15:03 Écrit par Sandra Mézière | Lien permanent | Commentaires (9) | Tags : cinéma, musique, le concert, théâtre du châtelet, radu mihaileanu, françois berléand, mélanie laurent, miou miou | | del.icio.us | | Digg | Facebook | | Imprimer |
Commentaires
J'aurai tellement aimé être présent à cette avant-première! J'avais déjà vu et adoré le film. La scène finale est pour moi parfaite et m'a littéralement scotché sur place. J'en ai même oublié de respirer. Ça a vraiment du être quelque chose ce concert en live :) Depuis que j'ai vu le film, le concerto pour violon est dans mon lecteur mp3 et y restera pour un long moment je pense :D
Écrit par : Keikuchi | 24/10/2009
C'est davantage le concert qui a succédé que j'ai adoré... et qui moi aussi m'a fait oublier de respirer.:-) Le rideau s'est levé sur l'orchestre immédiatement après le générique de fin, l'effet était assez époustouflant! Et moi aussi le concerto devrait bientôt débarquer dans mon ipod. Pour la scène finale je crois que l'émotion provient de la musique avant tout et du jeu de Mélanie Laurent et Aleksei Gruskov , davantage que du montage. Au final, malgré les quelques faiblesses du film, une soirée magique!
Écrit par : Sandra.M | 24/10/2009
Merci à l'orchestre Lamoureux et à cette extraordinaire violoniste pour l'interprétation de ce concerto après la projection, c'est la meilleure façon pour toucher du doigt la magie d'un orchestre en direct....Je suis déçue qu'aucune de ces "grandes personnalités sur scène malgré leur effusions en tout genre, n'aient même pas pensé à glisser un mot, un soutien aux musiciens classiques qui se trouvaient juste derrière eux...et nous savons combien ils en ont besoin par les temps qui courent....

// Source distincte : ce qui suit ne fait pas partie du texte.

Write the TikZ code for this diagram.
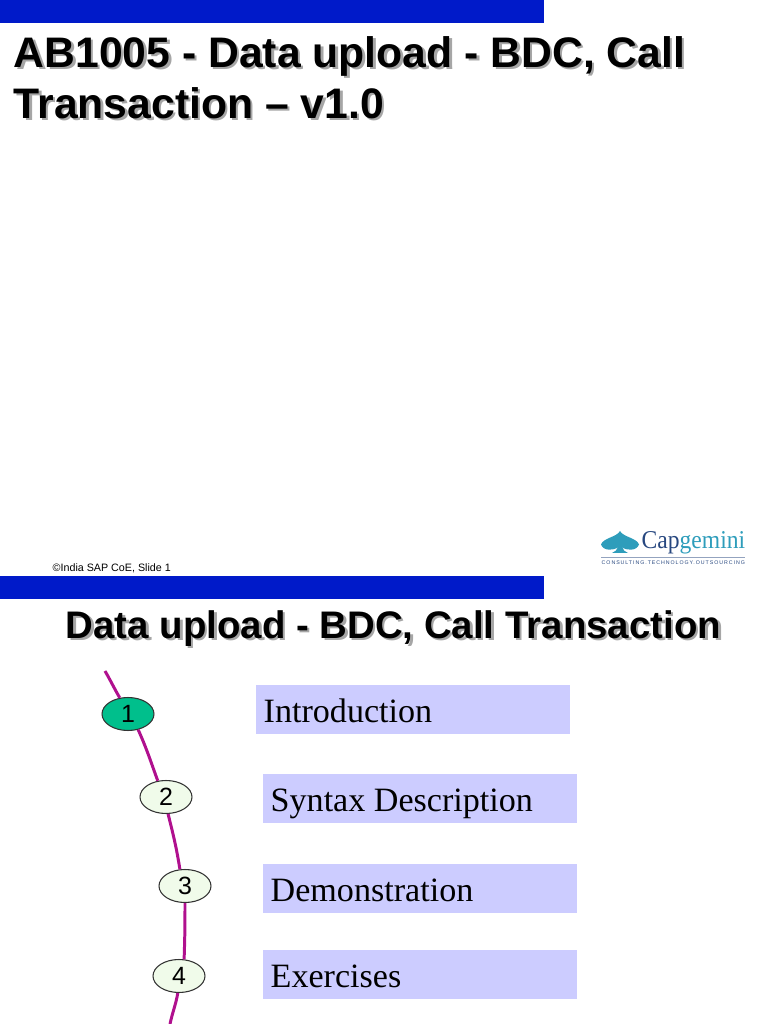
\documentclass[tikz,border=0pt]{standalone}
\usepackage{fontspec}
\setmainfont{Liberation Sans}
\newfontfamily\serifface{Liberation Serif}
\newfontfamily\tagface[LetterSpace=18]{Liberation Sans}
\usetikzlibrary{shapes.geometric}
\definecolor{barblue}{HTML}{001AC9}
\definecolor{itemblue}{HTML}{CCCCFF}
\definecolor{trackpurple}{HTML}{B0108E}
\definecolor{activegreen}{HTML}{00BF8C}
\definecolor{idlegreen}{HTML}{F0FBEA}
\definecolor{logonavy}{HTML}{27477F}
\definecolor{logoteal}{HTML}{2E9DBB}
\tikzset{
  titletext/.style={anchor=base west, inner sep=0, font=\fontsize{12.15}{14}\selectfont\bfseries},
  subtitletext/.style={anchor=base west, inner sep=0, font=\fontsize{10.93}{14}\selectfont\bfseries},
  itembox/.style={fill=itemblue, anchor=north west, minimum width=3.14cm, minimum height=0.49cm, inner sep=0},
  itemtext/.style={anchor=base west, inner sep=0, font=\fontsize{9.7}{12}\serifface},
  stepnode/.style={ellipse, draw=black!80, fill=idlegreen, line width=0.3pt, minimum width=0.52cm, minimum height=0.33cm, inner sep=0, font=\fontsize{7.1}{8}\selectfont},
  track/.style={color=trackpurple, line width=0.85pt}
}
\begin{document}
\begin{tikzpicture}
  \useasboundingbox (0, 0) rectangle (7.68, 10.24);
  % bars
  \fill [color=barblue] (0, 10.01) rectangle (5.44, 10.24);
  \fill [color=barblue] (0, 4.25) rectangle (5.44, 4.48);
  % first title
  \node [titletext, color=black!35] at (0.155, 9.54) {AB1005 - Data upload - BDC, Call};
  \node [titletext, color=black!35] at (0.155, 9.03) {Transaction – v1.0};
  \node [titletext] (titleone) at (0.13, 9.565) {AB1005 - Data upload - BDC, Call};
  \node [titletext] (titletwo) at (0.13, 9.055) {Transaction – v1.0};
  % footer
  \node [anchor=base west, inner sep=0, font=\fontsize{3.05}{4}\selectfont] (footer) at (0.52, 4.52) {©India SAP CoE, Slide 1};
  % logo
  \fill [color=logoteal] (6.20, 4.93) .. controls (6.17, 4.87) and (6.03, 4.86) .. (6.01, 4.795)
    .. controls (6.03, 4.73) and (6.14, 4.73) .. (6.18, 4.77)
    .. controls (6.17, 4.74) and (6.15, 4.72) .. (6.12, 4.71) -- (6.28, 4.71)
    .. controls (6.25, 4.72) and (6.23, 4.74) .. (6.22, 4.77)
    .. controls (6.26, 4.73) and (6.37, 4.73) .. (6.39, 4.795)
    .. controls (6.37, 4.86) and (6.23, 4.87) .. (6.20, 4.93) -- cycle;
  \node [anchor=base west, inner sep=0, xscale=0.92, font=\fontsize{7.3}{8}\serifface] (logoname) at (6.41, 4.75) {\textcolor{logonavy}{Cap}\textcolor{logoteal}{gemini}};
  \draw [color=logonavy!50, line width=0.2pt] (6.01, 4.67) -- (7.45, 4.67);
  \node [anchor=base west, inner sep=0, color=logonavy, font=\fontsize{1.5}{2}\tagface] (logotag) at (6.01, 4.595) {CONSULTING.TECHNOLOGY.OUTSOURCING};
  % second title
  \node [subtitletext, color=black!35] at (0.675, 3.83) {Data upload - BDC, Call Transaction};
  \node [subtitletext] (titlethree) at (0.65, 3.855) {Data upload - BDC, Call Transaction};
  % items
  \node [itembox] (boxone) at (2.555, 3.395) {};
  \node [itembox] (boxtwo) at (2.625, 2.505) {};
  \node [itembox] (boxthree) at (2.625, 1.605) {};
  \node [itembox] (boxfour) at (2.625, 0.745) {};
  \node [itemtext] (textone) at (2.63, 3.015) {Introduction};
  \node [itemtext] (texttwo) at (2.70, 2.125) {Syntax Description};
  \node [itemtext] (textthree) at (2.70, 1.23) {Demonstration};
  \node [itemtext] (textfour) at (2.70, 0.37) {Exercises};
  % steps
  \node [stepnode, fill=activegreen] (stepone) at (1.28, 3.10) {1};
  \node [stepnode] (steptwo) at (1.66, 2.27) {2};
  \node [stepnode] (stepthree) at (1.85, 1.38) {3};
  \node [stepnode] (stepfour) at (1.79, 0.48) {4};
  \coordinate (tracktop) at (1.05, 3.53);
  \coordinate (trackend) at (1.70, 0);
  % track
  \draw [track] (tracktop) to [out=-60, in=120] (stepone.117);
  \draw [track] (stepone.-57) to [out=-66, in=110] (steptwo.117);
  \draw [track] (steptwo.-83) to [out=-76, in=99] (stepthree.107);
  \draw [track] (stepthree.-90) to [out=-90, in=88] (stepfour.73);
  \draw [track] (stepfour.-94) to [out=-100, in=78] (trackend);
\end{tikzpicture}
\end{document}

Écrit par : Valérie Ruiz | 26/10/2009
@Valérie Ruiz: C'est vrai que ce concert était magique, j'en ai encore des frissons en y repensant!:-) C'est vrai aussi qu'il aurait été bien qu'ils songent à féliciter l'orchestre pour ce grand moment mais en même temps je pense qu'une telle avant-première est à la fois émouvante et un peu déstabilisante et probablement s'agit-il davantage d'un oubli que d'autrechose...
Écrit par : Sandra.M | 26/10/2009
Merci pour le récit de ces instants magiques! Le concert (le vrai!) semblait de toute beauté, comme si le temps s'était arrêté... Waow!
Belles photos et vidéos amusantes, encore un moment d'exception que l'on vit un peu grâce à vous!
Bravo Sandra!
Écrit par : Mister Loup | 27/10/2009
@ Mister Loup: Le temps s'est en effet arrêté pendant ce concert, depuis je n'arrête pas d'écouter Tchaïkovski et j'ai envie d'écouter davantage de classique. Ravie de vous avoir fait vivre un peu ces instants à travers le blog. Merci!:-)
Écrit par : Sandra.M | 27/10/2009
Le concert j'imagine que c'était merveilleux...
mais le film...
oulalalalalallallalla !
Écrit par : Pascale | 04/11/2009
Cela dit le Aleksei, j'aimerais bien qu'il me "baise chaleureusement" :-)
Écrit par : Pascale | 04/11/2009
@ Pascale: je te reconnais bien là... Et je comprends que ta vf n'ait pas non plus aidée à ce que tu apprécies le film!